Britons least likely of 22 nations to trust information on social media

Matthew SmithHead of Data Journalism
May 07, 2019, 12:40 PM GMT+0

More than eight in ten Brits lack faith in information they find on social networks

New data from the YouGov-Cambridge Globalism Project uncovers high levels of mistrust for information on social media across the world.

In fact, in 15 of the 22 countries surveyed social media was the least trusted of the seven sources of information we put to people.* Where a source of information was less trusted than social media, it was almost always a national or local government official.

Britons are the least trusting of information on social media. Fully 83% of Brits say they don’t trust the things they see on social media very much or at all – only 12% express a great deal or a fair amount of trust.

Similarly sceptical about social media are the Swedes – 81% of whom don’t trust information they see there – and the French (79%).

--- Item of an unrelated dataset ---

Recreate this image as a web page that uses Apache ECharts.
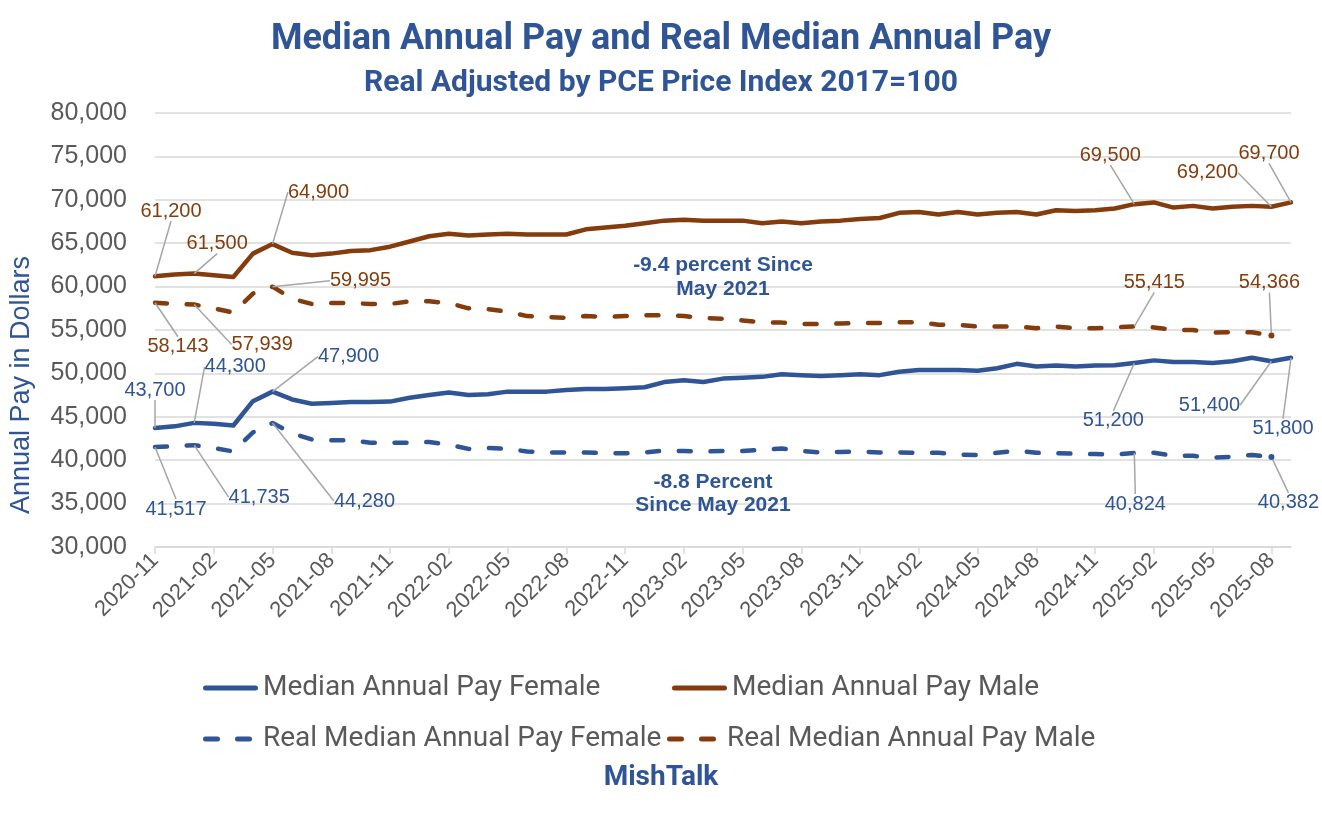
<!DOCTYPE html>
<html>
<head>
<meta charset="utf-8">
<title>Median Annual Pay and Real Median Annual Pay</title>
<script src="https://cdn.jsdelivr.net/npm/echarts@6/dist/echarts.min.js"></script>
<style>
  html, body { margin: 0; padding: 0; background: #fff; }
  #chart { width: 1322px; height: 815px; }
</style>
</head>
<body>
<div id="chart"></div>
<script>
// months on the x axis
const months = [
  "2020-11", "2020-12", "2021-01", "2021-02", "2021-03", "2021-04", "2021-05", "2021-06",
  "2021-07", "2021-08", "2021-09", "2021-10", "2021-11", "2021-12", "2022-01", "2022-02",
  "2022-03", "2022-04", "2022-05", "2022-06", "2022-07", "2022-08", "2022-09", "2022-10",
  "2022-11", "2022-12", "2023-01", "2023-02", "2023-03", "2023-04", "2023-05", "2023-06",
  "2023-07", "2023-08", "2023-09", "2023-10", "2023-11", "2023-12", "2024-01", "2024-02",
  "2024-03", "2024-04", "2024-05", "2024-06", "2024-07", "2024-08", "2024-09", "2024-10",
  "2024-11", "2024-12", "2025-01", "2025-02", "2025-03", "2025-04", "2025-05", "2025-06",
  "2025-07", "2025-08", "2025-09",
];

// median annual pay, dollars
const payFemale = [
  43700, 43900, 44300, 44200, 44000, 46800, 47900, 47000, 46500, 46600, 46700, 46700,
  46750, 47200, 47500, 47800, 47500, 47600, 47900, 47900, 47900, 48100, 48200, 48200,
  48300, 48400, 49000, 49200, 49000, 49400, 49500, 49600, 49900, 49800, 49700, 49800,
  49900, 49800, 50200, 50400, 50400, 50400, 50300, 50600, 51100, 50800, 50900, 50800,
  50900, 50950, 51200, 51500, 51300, 51300, 51200, 51400, 51800, 51400, 51800,
];
const payMale = [
  61200, 61400, 61500, 61300, 61100, 63800, 64900, 63900, 63600, 63800, 64100, 64200,
  64600, 65200, 65800, 66100, 65900, 66000, 66100, 66000, 66000, 66000, 66600, 66800,
  67000, 67300, 67600, 67700, 67600, 67600, 67600, 67300, 67500, 67300, 67500, 67600,
  67800, 67900, 68500, 68600, 68300, 68600, 68300, 68500, 68600, 68300, 68800, 68700,
  68800, 69000, 69500, 69700, 69100, 69300, 69000, 69200, 69300, 69200, 69700,
];
// real median annual pay (PCE 2017=100), no value yet for the last month
const realFemale = [
  41517, 41600, 41735, 41400, 41000, 43200, 44280, 43100, 42400, 42300, 42300, 42000,
  42000, 42000, 42100, 41800, 41300, 41400, 41300, 41000, 40900, 40900, 40900, 40800,
  40800, 40900, 41100, 41050, 41000, 41050, 41050, 41200, 41350, 41050, 40900, 40950,
  41000, 40900, 40900, 40850, 40850, 40650, 40600, 40850, 41100, 40850, 40800, 40750,
  40700, 40650, 40824, 40850, 40500, 40500, 40300, 40400, 40600, 40382, null,
];
const realMale = [
  58143, 58000, 57939, 57500, 57000, 59200, 59995, 58600, 58000, 58100, 58100, 58000,
  58000, 58300, 58300, 58100, 57500, 57400, 57100, 56600, 56500, 56400, 56600, 56500,
  56600, 56700, 56700, 56600, 56400, 56300, 56100, 55900, 55850, 55700, 55700, 55750,
  55800, 55800, 55900, 55900, 55600, 55600, 55400, 55400, 55400, 55200, 55400, 55200,
  55200, 55300, 55415, 55300, 55000, 55000, 54700, 54750, 54750, 54366, null,
];

const yTicks = { min: 30000, max: 80000, step: 5000 };

const seriesNames = [
  "Median Annual Pay Female",
  "Median Annual Pay Male",
  "Real Median Annual Pay Female",
  "Real Median Annual Pay Male",
];

// which points carry a value label, and where the label sits relative to the point (px)
const labelOffsets = [
  { 0: [0, -38], 2: [41, -56], 6: [76, -35], 50: [-21, 58], 57: [-62, 44], 58: [-8, 71] },
  { 0: [16, -65], 2: [23, -30], 6: [46, -52], 50: [-24, -49], 57: [-64, -34], 58: [-22, -49] },
  { 0: [21, 62], 2: [65, 52], 6: [92, 78], 50: [1, 51], 57: [17, 46] },
  { 0: [23, 44], 2: [68, 40], 6: [88, -6], 50: [20, -44], 57: [-2, -53] },
];

const BLUE = "#2F5597";
const BROWN = "#843C0C";
const GREY_TEXT = "#595959";
const GRID = "#D9D9D9";
const LEADER = "#A6A6A6";

// legend keys: a thick bar, or two short dashes
const ICON_SOLID = "path://M2.5,0h50a2.5,2.5 0 0 1 0,5h-50a2.5,2.5 0 0 1 0,-5z";
const ICON_DASH = "path://M2.5,0h12a2.5,2.5 0 0 1 0,5h-12a2.5,2.5 0 0 1 0,-5z M34.5,0h12a2.5,2.5 0 0 1 0,5h-12a2.5,2.5 0 0 1 0,-5z M55,0v5z";

const chart = echarts.init(document.getElementById("chart"));

function makeSeries(idx, values, color, dashed) {
  const offs = labelOffsets[idx];
  return {
    name: seriesNames[idx],
    type: "line",
    data: values.map(function (v, i) {
      if (offs[i] === undefined) return v;
      // labelled points get an (almost) invisible symbol to hang the label on;
      // the real series end in a small dot in the original
      return {
        value: v,
        symbol: "circle",
        symbolSize: dashed && i === 57 ? 6 : 0.01,
        label: { show: true },
      };
    }),
    symbol: "none",
    showSymbol: true,
    smooth: false,
    z: 3,
    lineStyle: {
      color: color,
      width: 4.5,
      type: dashed ? [12, 19.7] : "solid",
      cap: "round",
      join: "round",
    },
    itemStyle: { color: color },
    label: {
      show: false,
      color: color,
      fontSize: 20,
      fontFamily: "Liberation Sans",
      formatter: function (p) {
        return Number(p.value).toLocaleString("en-US");
      },
    },
    labelLine: {
      show: true,
      lineStyle: { color: LEADER, width: 1.5 },
    },
    labelLayout: function (p) {
      const o = offs[p.dataIndex];
      if (!o) return {};
      return {
        x: p.rect.x + p.rect.width / 2 + o[0],
        y: p.rect.y + p.rect.height / 2 + o[1],
        align: "center",
        verticalAlign: "middle",
      };
    },
    emphasis: { disabled: true },
  };
}

function legendFor(name, icon, color, width, left, top) {
  return {
    data: [{ name: name, icon: icon, itemStyle: { color: color } }],
    left: left,
    top: top,
    itemWidth: width,
    itemHeight: 5,
    textStyle: { color: GREY_TEXT, fontSize: 28, fontFamily: "Roboto" },
  };
}

const option = {
  backgroundColor: "#fff",
  animation: false,
  title: [
    {
      text: "Median Annual Pay and Real Median Annual Pay",
      left: "center",
      top: 17,
      textStyle: { color: BLUE, fontSize: 36, fontWeight: "bold", fontFamily: "Roboto" },
    },
    {
      text: "Real Adjusted by PCE Price Index 2017=100",
      left: "center",
      top: 63,
      textStyle: { color: BLUE, fontSize: 30, fontWeight: "bold", fontFamily: "Roboto" },
    },
    {
      text: "MishTalk",
      left: "center",
      top: 759,
      textStyle: { color: BLUE, fontSize: 28, fontWeight: "bold", fontFamily: "Roboto" },
    },
  ],
  legend: [
    legendFor(seriesNames[0], ICON_SOLID, BLUE, 55, 198, 669),
    legendFor(seriesNames[1], ICON_SOLID, BROWN, 55, 667, 669),
    legendFor(seriesNames[2], ICON_DASH, BLUE, 55, 198, 720),
    legendFor(seriesNames[3], ICON_DASH, BROWN, 55, 662, 720),
  ],
  grid: { left: 155, right: 31, top: 113, bottom: 268 },
  xAxis: {
    type: "category",
    data: months,
    boundaryGap: false,
    axisLine: { lineStyle: { color: GRID, width: 1.5 } },
    axisTick: { show: true, interval: 2, length: 7, lineStyle: { color: GRID, width: 1.5 } },
    axisLabel: {
      interval: 2,
      rotate: 45,
      margin: 10,
      color: GREY_TEXT,
      fontSize: 22,
      fontFamily: "Liberation Sans",
    },
    splitLine: { show: false },
  },
  yAxis: {
    type: "value",
    min: yTicks.min,
    max: yTicks.max,
    interval: yTicks.step,
    axisLine: { show: false },
    axisTick: { show: false },
    axisLabel: {
      margin: 28,
      color: GREY_TEXT,
      fontSize: 25,
      fontFamily: "Liberation Sans",
      formatter: function (v) {
        return v.toLocaleString("en-US");
      },
    },
    splitLine: { lineStyle: { color: GRID, width: 1.5 } },
  },
  graphic: [
    {
      type: "text",
      x: 22,
      y: 385,
      rotation: Math.PI / 2,
      style: {
        text: "Annual Pay in Dollars",
        fill: BLUE,
        font: "27px 'Liberation Sans'",
        textAlign: "center",
        textVerticalAlign: "middle",
      },
    },
    {
      type: "text",
      x: 723,
      y: 277,
      z: 10,
      style: {
        text: "-9.4 percent Since\nMay 2021",
        fill: BLUE,
        font: "bold 21px 'Liberation Sans'",
        textAlign: "center",
        textVerticalAlign: "middle",
        lineHeight: 24,
      },
    },
    {
      type: "text",
      x: 713,
      y: 494,
      z: 10,
      style: {
        text: "-8.8 Percent\nSince May 2021",
        fill: BLUE,
        font: "bold 21px 'Liberation Sans'",
        textAlign: "center",
        textVerticalAlign: "middle",
        lineHeight: 23,
      },
    },
  ],
  series: [
    makeSeries(0, payFemale, BLUE, false),
    makeSeries(1, payMale, BROWN, false),
    makeSeries(2, realFemale, BLUE, true),
    makeSeries(3, realMale, BROWN, true),
  ],
};

chart.setOption(option);
</script>
</body>
</html>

At the other end of the spectrum, the majority of Nigerians (55%) say they trust the things they see on social media, making this nation the most trusting. Similarly, around half of Saudi Arabians, Thais, Indians (all 52%) and Poles (51%) have trust in social media information.

Here in Britain, people are most likely to trust information from national TV news channels, with 61% of us having faith in the validity of such news.

*Questions asking about trust in “senior officials from local government” and “senior officials from national government” were not asked in Saudi Arabia and Egypt.